Controlling short-sightedness in children - Cameron Optometry | Cameron Optometry
Controlling short-sightedness in children

Controlling short-sightedness in children

Posted on 17th July 2015

myopia

Myopia Control programme launches in a bid to slow the progression of short-sightedness in children.

We are delighted to be able to announce the launch of our Myopia Control service at Cameron Optometry using our expertise in contact lenses, to significantly reduce the progression of short-sightedness in children. The aim is to ensure by the time they reach adulthood their vision is substantially better than it would be if left untreated and also reducing the chance of a child developing serious eye conditions in later life.

What is myopia?

Myopia is the medical term for short-sightedness, when the eyeball is too long or too powerful, causing objects in the distance to look blurred.

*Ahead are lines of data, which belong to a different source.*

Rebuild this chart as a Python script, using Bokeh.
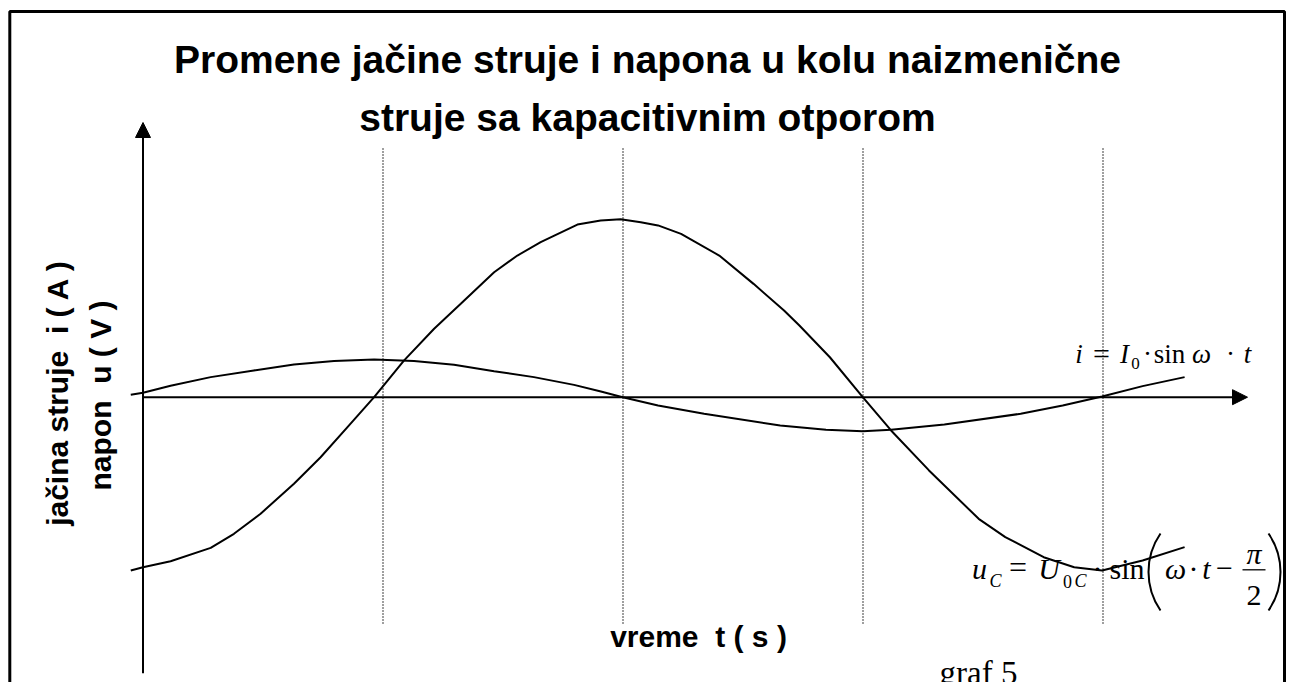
import numpy as np
from bokeh.plotting import figure
from bokeh.models import Range1d, Label, Arrow, NormalHead, BoxAnnotation
from bokeh.embed import file_html
from bokeh.resources import INLINE

# ---------------- data ----------------
# time in quarter periods (T/4), values normalised to U0 = 1
t_u = [-0.051, 0.0, 0.115, 0.282, 0.379, 0.490, 0.629, 0.740, 0.852, 0.963,
       1.088, 1.213, 1.324, 1.463, 1.560, 1.657, 1.810, 1.907, 1.990, 2.074,
       2.146, 2.242, 2.401, 2.544, 2.671, 2.735, 2.862, 2.999, 3.117, 3.275,
       3.482, 3.593, 3.753, 3.880, 3.996, 4.165, 4.340]
u_vals = [-0.985, -0.966, -0.932, -0.856, -0.776, -0.662, -0.492, -0.341, -0.170, 0.0,
          0.209, 0.389, 0.531, 0.710, 0.805, 0.881, 0.981, 1.004, 1.011, 0.994,
          0.976, 0.928, 0.805, 0.644, 0.493, 0.407, 0.227, 0.0, -0.189, -0.416,
          -0.691, -0.795, -0.909, -0.966, -0.985, -0.928, -0.852]

t_i = [-0.051, 0.0, 0.115, 0.282, 0.462, 0.629, 0.796, 0.963, 1.129, 1.296,
       1.463, 1.629, 1.796, 1.908, 1.999, 2.146, 2.338, 2.655, 2.846, 2.999,
       3.117, 3.339, 3.657, 3.832, 3.996, 4.165, 4.340]
i_vals = [0.014, 0.025, 0.065, 0.114, 0.152, 0.186, 0.205, 0.214, 0.205, 0.184,
          0.148, 0.114, 0.070, 0.032, 0.0, -0.047, -0.094, -0.161, -0.185, -0.193,
          -0.185, -0.155, -0.094, -0.047, 0.004, 0.063, 0.114]

quarter_marks = [1, 2, 3, 4]

NB = "\u00a0"
title_lines = ["Promene jačine struje i napona u kolu naizmenične",
               "struje sa kapacitivnim otporom"]
y_label_lines = ["jačina struje" + NB + NB + "i ( A )", "napon" + NB + NB + "u ( V )"]
x_label = "vreme" + NB + NB + "t ( s )"
caption = "graf 5"

# ---------------- geometry ----------------
W, H = 1289, 682
OX, OY = 142.5, 396.7      # page pixel position of the origin
PX_T, PX_V = 240.0, 176.0  # pixels per unit
K = 0.345                  # baseline correction (fraction of font size)


def X(px):
    return (px - OX) / PX_T


def Y(py):
    return (OY - py) / PX_V


p = figure(width=W, height=H, output_backend="svg", toolbar_location=None,
           x_range=Range1d(X(0), X(W)), y_range=Range1d(Y(H), Y(0)),
           x_axis_location=None, y_axis_location=None, min_border=0,
           outline_line_color=None, background_fill_color="white",
           border_fill_color="white")
p.grid.visible = False

SANS = "Liberation Sans"
SERIF = "Liberation Serif"


def label(txt, x, base, size, font=SERIF, style="normal", align="center", rotated=False):
    if rotated:
        lx, ly, ang = x - K * size, base, np.pi / 2
    else:
        lx, ly, ang = x, base - K * size, 0.0
    p.add_layout(Label(x=X(lx), y=Y(ly), text=txt, angle=ang, angle_units="rad",
                       text_align=align, text_baseline="alphabetic",
                       text_font=font, text_font_style=style,
                       text_font_size=f"{size}px", text_color="black"))


# frame
p.add_layout(BoxAnnotation(left=X(9.3), right=X(1284), top=Y(11), bottom=Y(720),
                           fill_color=None, fill_alpha=0, line_color="black",
                           line_alpha=1.0, line_width=3))

# dotted quarter-period markers
p.segment(x0=quarter_marks, y0=[Y(148)] * len(quarter_marks),
          x1=quarter_marks, y1=[Y(623)] * len(quarter_marks),
          line_color="black", line_width=1.5, line_dash="1 2")

# axes as arrows
p.add_layout(Arrow(end=NormalHead(size=15, fill_color="black", line_color="black"),
                   x_start=0, y_start=Y(672.7), x_end=0, y_end=Y(122),
                   line_color="black", line_width=2))
p.add_layout(Arrow(end=NormalHead(size=15, fill_color="black", line_color="black"),
                   x_start=0, y_start=0, x_end=X(1247), y_end=0,
                   line_color="black", line_width=2))

# curves
p.line(t_u, u_vals, line_color="black", line_width=2)
p.line(t_i, i_vals, line_color="black", line_width=2)

# title
for txt, by in zip(title_lines, [72, 130]):
    label(txt, 647, by, 39, font=SANS, style="bold")

# y label (rotated)
for txt, bx, cy in zip(y_label_lines, [67, 110], [392, 395]):
    label(txt, bx, cy, 30, font=SANS, style="bold", rotated=True)

# x label
label(x_label, 698, 646, 30, font=SANS, style="bold")

# caption (cut off at the bottom)
label(caption, 939, 684, 33, align="left")

# formula pieces: (text, centre x, baseline y, size, style)
i_formula = [("i", 1078.5, 363, 27, "italic"), ("=", 1101, 363, 30, "normal"),
             ("I", 1124, 363, 27, "italic"), ("0", 1135, 369, 17, "normal"),
             ("·", 1147, 363, 27, "normal"), ("sin", 1169, 363, 27, "normal"),
             ("ω", 1201, 363, 27, "italic"), ("·", 1230, 363, 27, "normal"),
             ("t", 1247, 363, 27, "italic")]
u_formula = [("u", 979, 578, 30, "italic"), ("C", 995, 587, 18, "italic"),
             ("=", 1017.5, 578, 32, "normal"), ("U", 1048.5, 578, 30, "italic"),
             ("0", 1067, 587, 18, "normal"), ("C", 1080, 587, 18, "italic"),
             ("·", 1097, 578, 30, "normal"),
             ("sin", 1126.5, 578, 30, "normal"),
             ("ω", 1175, 578, 30, "italic"), ("·", 1193, 578, 30, "normal"),
             ("t", 1206, 578, 30, "italic"), ("−", 1224, 578, 30, "normal"),
             ("π", 1253.5, 563, 30, "italic"), ("2", 1253.5, 605, 30, "normal")]
for txt, cx, by, sz, st in i_formula + u_formula:
    label(txt, cx, by, sz, style=st)

# fraction bar
p.segment(x0=[X(1242)], y0=[Y(569.3)], x1=[X(1265)], y1=[Y(569.3)],
          line_color="black", line_width=1.3)

# tall parentheses of the formula, drawn as thin arcs
R_PAREN = 67.8
HALF = np.degrees(np.arcsin(38.5 / R_PAREN))
p.arc(x=[X(1148 + R_PAREN)], y=[Y(571.5)], radius=R_PAREN, radius_units="screen",
      start_angle=np.radians(180 - HALF), end_angle=np.radians(180 + HALF),
      direction="anticlock", line_color="black", line_width=2)
p.arc(x=[X(1280 - R_PAREN)], y=[Y(571.5)], radius=R_PAREN, radius_units="screen",
      start_angle=np.radians(-HALF), end_angle=np.radians(HALF),
      direction="anticlock", line_color="black", line_width=2)

open("out.html", "w").write(file_html(p, INLINE))
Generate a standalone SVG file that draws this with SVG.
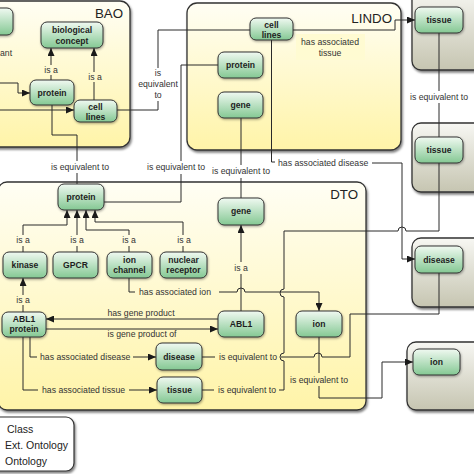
<svg xmlns="http://www.w3.org/2000/svg" width="474" height="474" viewBox="0 0 474 474">
<defs>
<linearGradient id="gY" x1="0" y1="0" x2="0" y2="1"><stop offset="0" stop-color="#fffef4"/><stop offset="1" stop-color="#fff4a8"/></linearGradient>
<linearGradient id="gG" x1="0" y1="0" x2="0" y2="1"><stop offset="0" stop-color="#f7f7f3"/><stop offset="1" stop-color="#c6c5b1"/></linearGradient>
<linearGradient id="gN" x1="0" y1="0" x2="0" y2="1"><stop offset="0" stop-color="#f0f9f1"/><stop offset="1" stop-color="#84c893"/></linearGradient>
<filter id="sh" x="-10%" y="-10%" width="130%" height="130%"><feDropShadow dx="1.2" dy="2" stdDeviation="1.2" flood-color="#000" flood-opacity="0.5"/></filter>
<filter id="shn" x="-10%" y="-10%" width="130%" height="140%"><feDropShadow dx="0.6" dy="1.2" stdDeviation="0.8" flood-color="#000" flood-opacity="0.35"/></filter>
<marker id="ar" markerUnits="userSpaceOnUse" markerWidth="8" markerHeight="7" refX="8" refY="3.5" orient="auto"><path d="M0,0 L8,3.5 L0,7 z" fill="#1a1a1a"/></marker>
<style>
.co{fill:url(#gY);stroke:#333;stroke-width:1.3;filter:url(#sh)}
.cx{fill:url(#gG);stroke:#333;stroke-width:1.3;filter:url(#sh)}
.n rect{fill:url(#gN);stroke:#333;stroke-width:1;filter:url(#shn)}
.nt{font-family:"Liberation Sans",Arial,sans-serif;font-weight:bold;font-size:8.6px;fill:#1e1e1e;text-anchor:middle}
.el{font-family:"Liberation Sans",Arial,sans-serif;font-size:8.7px;fill:#333;text-anchor:middle}
.ct{font-family:"Liberation Sans",Arial,sans-serif;font-size:13.3px;fill:#222;text-anchor:end}
.lg{font-family:"Liberation Sans",Arial,sans-serif;font-size:10.5px;fill:#222}
.c{fill:none;stroke:#2a2a2a;stroke-width:1}
.a{marker-end:url(#ar)}
</style>
</defs>
<rect width="474" height="474" fill="#fff"/>

<!-- containers -->
<g id="BAO"><rect class="co" x="-20" y="1" width="150" height="146" rx="10"/><text class="ct" x="123" y="18">BAO</text></g>
<g id="LINDO"><rect class="co" x="187" y="3" width="214" height="147" rx="10"/><text class="ct" x="392" y="22.5">LINDO</text>
<rect x="296" y="34" width="69" height="26" fill="#fffbd2"/></g>
<g id="DTO"><rect class="co" x="-2" y="182" width="368" height="228" rx="9"/><text class="ct" x="358" y="199">DTO</text></g>
<g id="ext1"><rect class="cx" x="412" y="-12" width="80" height="82" rx="9"/></g>
<g id="ext2"><rect class="cx" x="412" y="123" width="80" height="69" rx="9"/></g>
<g id="ext3"><rect class="cx" x="412" y="238" width="80" height="69" rx="9"/></g>
<g id="ext4"><rect class="cx" x="407" y="342" width="85" height="68" rx="9"/></g>
<g id="legend"><rect x="-10" y="417" width="84" height="54" rx="8" fill="#fff" stroke="#333" stroke-width="1.2" filter="url(#sh)"/>
<text class="lg" x="7" y="433">Class</text><text class="lg" x="5" y="449">Ext. Ontology</text><text class="lg" x="5" y="465">Ontology</text></g>

<!-- connectors -->
<g id="connectors">
<path class="c a" d="M-5,83 H18 V93 H30"/>
<path class="c a" d="M-5,110 H74"/>
<path class="c" d="M51,80 V75"/><path class="c a" d="M51,65 V48"/>
<path class="c" d="M94,100 V82"/><path class="c a" d="M94,72 V48"/>
<path class="c" d="M52,105 V135 H77 V161"/><path class="c" d="M77,173 V184"/>
<path class="c" d="M117,110 H158 V101"/><path class="c" d="M158,68 V30 H250"/>
<path class="c a" d="M293,30 H395 V20 H415"/>
<path class="c" d="M218,65 H181 V161"/><path class="c" d="M181,174 V202 H104"/>
<path class="c" d="M241,118 V165"/><path class="c" d="M241,178 V198"/>
<path class="c" d="M271.5,40 V162 H275"/><path class="c a" d="M372,163 H402 V259 H415"/>
<path class="c" d="M439,33 V91"/><path class="c" d="M439,103 V137"/>
<path class="c" d="M439,163 V231 H406 A4,4 0 0 0 398,231 H284 V289 A4,4 0 0 0 284,297 V353 A4,4 0 0 0 284,361 V390 H279"/>
<path class="c" d="M202,390 H214"/>
<path class="c" d="M202,357 H215"/>
<path class="c" d="M281,357 H314 A4,4 0 0 1 322,357 H350 V314 H439 V273"/>
<path class="c" d="M319,337 V373"/><path class="c a" d="M319,386 V398 H382 V362 H413"/>
<path class="c" d="M129,278 V292 H135"/><path class="c a" d="M219,292 H237 A4,4 0 0 1 245,292 H319 V311"/>
<path class="c" d="M23,252 V246"/><path class="c a" d="M23,235 V225 H67 V210"/>
<path class="c" d="M77,252 V246"/><path class="c a" d="M77,235 V210"/>
<path class="c" d="M129,252 V246"/><path class="c a" d="M129,235 V230 H86 V210"/>
<path class="c" d="M183,252 V246"/><path class="c a" d="M183,235 V222 H95 V210"/>
<path class="c" d="M23,312 V305"/><path class="c a" d="M23,295 V278"/>
<path class="c" d="M241,311 V274"/><path class="c a" d="M241,262 V225"/>
<path class="c a" d="M218,319 H46"/>
<path class="c a" d="M46,329 H218"/>
<path class="c" d="M30,337 V357 H37"/><path class="c a" d="M133,357 H156"/>
<path class="c" d="M23,337 V390 H38"/><path class="c a" d="M129,390 H157"/>

<text class="el" x="51" y="73">is a</text>
<text class="el" x="95" y="80">is a</text>
<text class="el" x="158" y="75.5">is</text><text class="el" x="158" y="86.5">equivalent</text><text class="el" x="158" y="97.5">to</text>
<text class="el" x="330" y="45">has associated</text><text class="el" x="330" y="55.5">tissue</text>
<text class="el" x="80" y="169.5">is equivalent to</text>
<text class="el" x="176" y="170">is equivalent to</text>
<text class="el" x="241" y="174">is equivalent to</text>
<text class="el" x="278" y="166" style="text-anchor:start">has associated disease</text>
<text class="el" x="439" y="99.5">is equivalent to</text>
<text class="el" x="23" y="243">is a</text><text class="el" x="77" y="243">is a</text><text class="el" x="129" y="243">is a</text><text class="el" x="184" y="243">is a</text>
<text class="el" x="139" y="295" style="text-anchor:start">has associated ion</text>
<text class="el" x="241" y="271">is a</text>
<text class="el" x="23" y="303">is a</text>
<text class="el" x="141" y="315.5">has gene product</text>
<text class="el" x="142" y="336.5">is gene product of</text>
<text class="el" x="40" y="360" style="text-anchor:start">has associated disease</text>
<text class="el" x="42" y="393" style="text-anchor:start">has associated tissue</text>
<text class="el" x="248" y="360">is equivalent to</text>
<text class="el" x="247" y="393">is equivalent to</text>
<text class="el" x="319" y="383">is equivalent to</text>
<text class="el" x="0" y="56" style="text-anchor:start">ant</text>
</g>

<!-- nodes -->
<g id="bao-partial" class="n"><rect x="-30" y="8" width="43" height="27" rx="6"/></g>
<g id="bao-bioconcept" class="n"><rect x="41" y="22" width="62" height="26" rx="6"/><text class="nt" x="72" y="33">biological</text><text class="nt" x="72" y="43.5">concept</text></g>
<g id="bao-protein" class="n"><rect x="30" y="80" width="44" height="25" rx="6"/><text class="nt" x="52" y="96">protein</text></g>
<g id="bao-celllines" class="n"><rect x="74" y="100" width="43" height="22" rx="6"/><text class="nt" x="95.5" y="110">cell</text><text class="nt" x="95.5" y="119.5">lines</text></g>
<g id="lindo-celllines" class="n"><rect x="250" y="18" width="43" height="22" rx="6"/><text class="nt" x="271.5" y="27.5">cell</text><text class="nt" x="271.5" y="37.5">lines</text></g>
<g id="lindo-protein" class="n"><rect x="218" y="52" width="45" height="26" rx="6"/><text class="nt" x="240.5" y="68">protein</text></g>
<g id="lindo-gene" class="n"><rect x="218" y="92" width="45" height="26" rx="6"/><text class="nt" x="240.5" y="108">gene</text></g>
<g id="ext-tissue1" class="n"><rect x="415" y="7" width="48" height="26" rx="6"/><text class="nt" x="439" y="23">tissue</text></g>
<g id="ext-tissue2" class="n"><rect x="415" y="137" width="48" height="26" rx="6"/><text class="nt" x="439" y="153">tissue</text></g>
<g id="ext-disease" class="n"><rect x="415" y="246" width="48" height="27" rx="6"/><text class="nt" x="439" y="263">disease</text></g>
<g id="ext-ion" class="n"><rect x="413" y="349" width="47" height="26" rx="6"/><text class="nt" x="436.5" y="365">ion</text></g>
<g id="dto-protein" class="n"><rect x="58" y="184" width="46" height="26" rx="6"/><text class="nt" x="81" y="200">protein</text></g>
<g id="dto-kinase" class="n"><rect x="3" y="252" width="44" height="26" rx="6"/><text class="nt" x="25" y="268">kinase</text></g>
<g id="dto-gpcr" class="n"><rect x="53" y="252" width="45" height="26" rx="6"/><text class="nt" x="75.5" y="268">GPCR</text></g>
<g id="dto-ionchannel" class="n"><rect x="107" y="252" width="45" height="26" rx="6"/><text class="nt" x="129.5" y="262.5">ion</text><text class="nt" x="129.5" y="273">channel</text></g>
<g id="dto-nuclear" class="n"><rect x="160" y="252" width="47" height="26" rx="6"/><text class="nt" x="183.5" y="262.5">nuclear</text><text class="nt" x="183.5" y="273">receptor</text></g>
<g id="dto-gene" class="n"><rect x="218" y="198" width="46" height="27" rx="6"/><text class="nt" x="241" y="214">gene</text></g>
<g id="dto-abl1protein" class="n"><rect x="2" y="312" width="44" height="25" rx="6"/><text class="nt" x="24" y="321.5">ABL1</text><text class="nt" x="24" y="332">protein</text></g>
<g id="dto-abl1" class="n"><rect x="218" y="311" width="46" height="26" rx="6"/><text class="nt" x="241" y="327">ABL1</text></g>
<g id="dto-ion" class="n"><rect x="296" y="311" width="46" height="26" rx="6"/><text class="nt" x="319" y="327">ion</text></g>
<g id="dto-disease" class="n"><rect x="156" y="343" width="46" height="27" rx="6"/><text class="nt" x="179" y="360">disease</text></g>
<g id="dto-tissue" class="n"><rect x="157" y="377" width="45" height="26" rx="6"/><text class="nt" x="179.5" y="393">tissue</text></g>
</svg>
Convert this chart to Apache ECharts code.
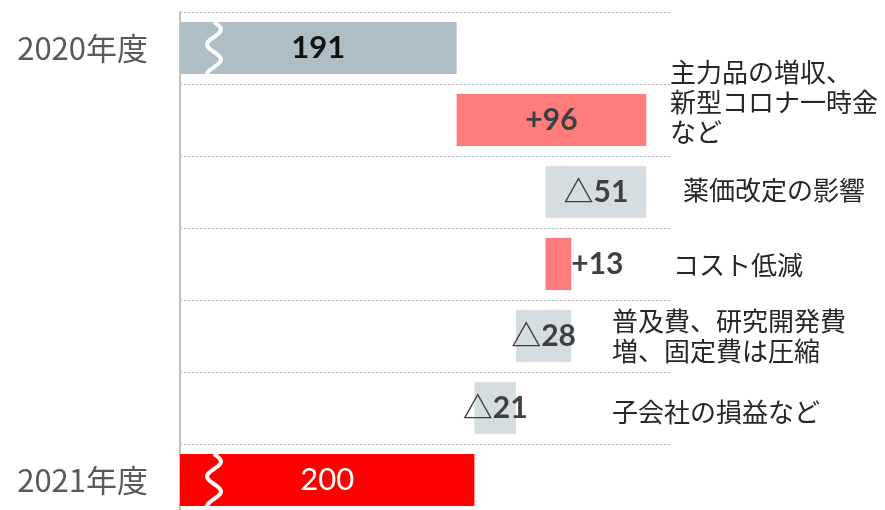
<!DOCTYPE html>
<html>
<head>
<meta charset="utf-8">
<script src="https://cdn.jsdelivr.net/npm/echarts@6/dist/echarts.min.js"></script>
<style>
	html, body { margin: 0; padding: 0; background: #fff; }
	#main { width: 885px; height: 510px; }
</style>
</head>
<body>
<div id="main"></div>
<script>
// 行（上から下）
var categories = ['2020年度', '主力品の増収', '薬価改定', 'コスト低減', '費用', '子会社', '2021年度'];
var startValue = 191;
var endValue = 200;
var changes = [96, -51, 13, -28, -21];
var notes = ['主力品の増収、\n新型コロナ一時金\nなど', '薬価改定の影響', 'コスト低減', '普及費、研究開発費\n増、固定費は圧縮', '子会社の損益など'];
var breakRows = [0, 6]; // 波線（省略記号）を入れる行

var AXIS_MIN = 51;

// waterfall の下駄と本体
var baseData = [0];
var barData = [startValue];
var labels = [String(startValue)];
var kinds = ['start'];
var total = startValue;
changes.forEach(function (c) {
	var next = total + c;
	baseData.push(Math.min(total, next));
	barData.push(Math.abs(c));
	labels.push(c >= 0 ? '+' + c : '△' + Math.abs(c));
	kinds.push(c >= 0 ? 'up' : 'down');
	total = next;
});
baseData.push(0);
barData.push(endValue);
labels.push(String(endValue));
kinds.push('end');

var colorOf = { start: '#aebec7', up: '#ff7c7c', down: '#d6dde0', end: '#ff0000' };
var labelColorOf = { start: '#111', up: '#404040', down: '#404040', end: '#fff' };

var myChart = echarts.init(document.getElementById('main'));

var noteGraphics = [
	{ left: 670, top: 57 },
	{ left: 683, top: 175 },
	{ left: 673, top: 250 },
	{ left: 612, top: 306 },
	{ left: 612, top: 397 }
].map(function (p, i) {
	return {
		type: 'text',
		left: p.left,
		top: p.top,
		style: {
			text: notes[i],
			fill: '#262626',
			font: '26px "Noto Sans CJK JP"',
			lineHeight: 30
		}
	};
});

var option = {
	animation: false,
	grid: {
		left: 180,
		right: 213,
		top: 12,
		height: 504,
		outerBoundsMode: 'none'
	},
	xAxis: {
		type: 'value',
		min: AXIS_MIN,
		max: 300,
		show: false
	},
	yAxis: {
		type: 'category',
		inverse: true,
		data: categories,
		axisLine: { show: true, lineStyle: { color: '#c0c0c0', width: 2 } },
		axisTick: { show: false },
		splitLine: { show: true, lineStyle: { color: '#b8b8b8', type: [2, 2], width: 1 } },
		axisLabel: {
			margin: 32,
			fontSize: 31,
			color: '#595959',
			fontFamily: '"Noto Sans CJK JP"',
			formatter: function (v, i) {
				return (i === 0 || i === categories.length - 1) ? v : '';
			}
		}
	},
	graphic: noteGraphics,
	series: [
		{
			type: 'bar',
			stack: 'w',
			silent: true,
			itemStyle: { color: 'transparent' },
			data: baseData
		},
		{
			type: 'bar',
			stack: 'w',
			barWidth: 52,
			data: barData.map(function (v, i) {
				return {
					value: v,
					itemStyle: { color: colorOf[kinds[i]] },
					label: {
						position: i === 3 ? 'right' : 'inside',
						distance: 0,
						color: labelColorOf[kinds[i]],
						fontSize: kinds[i] === 'start' || kinds[i] === 'end' ? 31 : 30,
						fontWeight: kinds[i] === 'end' ? 'normal' : 'bold'
					}
				};
			}),
			label: {
				show: true,
				fontFamily: 'Lato, "Noto Sans CJK JP"',
				formatter: function (p) { return labels[p.dataIndex]; }
			}
		}
	]
};

myChart.setOption(option);

// 波線（軸を省略している印）
var waves = breakRows.map(function (r) {
	var c = myChart.convertToPixel({ gridIndex: 0 }, [AXIS_MIN, r]);
	var cx = c[0] + 34;
	var y0 = c[1] - 26;
	var y1 = c[1] + 34;
	var pts = [];
	for (var y = y0; y <= y1; y += 2) {
		pts.push([cx + 7 * Math.sin((y - y0) / 30 * 2 * Math.PI), y]);
	}
	return {
		type: 'polyline',
		z: 100,
		shape: { points: pts },
		style: { stroke: '#fff', lineWidth: 4, fill: null }
	};
});
myChart.setOption({ graphic: noteGraphics.concat(waves) });
</script>
</body>
</html>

Generally once you have myopia your prescription declines over time, in particular during childhood as the eye develops. If a child is myopic, they are at risk of their vision deteriorating quickly. Not only does this mean reliance on strong glasses, higher levels of myopia are also linked to an increased risk of developing eye diseases such as glaucoma, retinal detachment, macular degeneration and cataract in later life.

What is Myopia Control?

Myopia Control aims to slow the progression of myopia in children through the use of specialised contact lenses. At Cameron Optometry our expertise in contact lenses allows us to provide the most advanced options available based on up to date research, which has found Myopia Control contact lenses can slow the progression of myopia by up to 50%.

How do the contact lenses work?

Myopia Control contact lenses are designed to correct your child’s vision by slowing the process of elongation and enlargement of the eyeball. There are two types of Myopia Control lenses available currently: lenses that are worn only when asleep (orthokeratology) or lenses which are worn during waking hours (multifocals).

It cannot completely halt the progression, however the aim is that by the time your child reaches adulthood their prescription will be significantly less than it would have been if their myopia was left untreated, reducing their risk of serious eye disease in later life.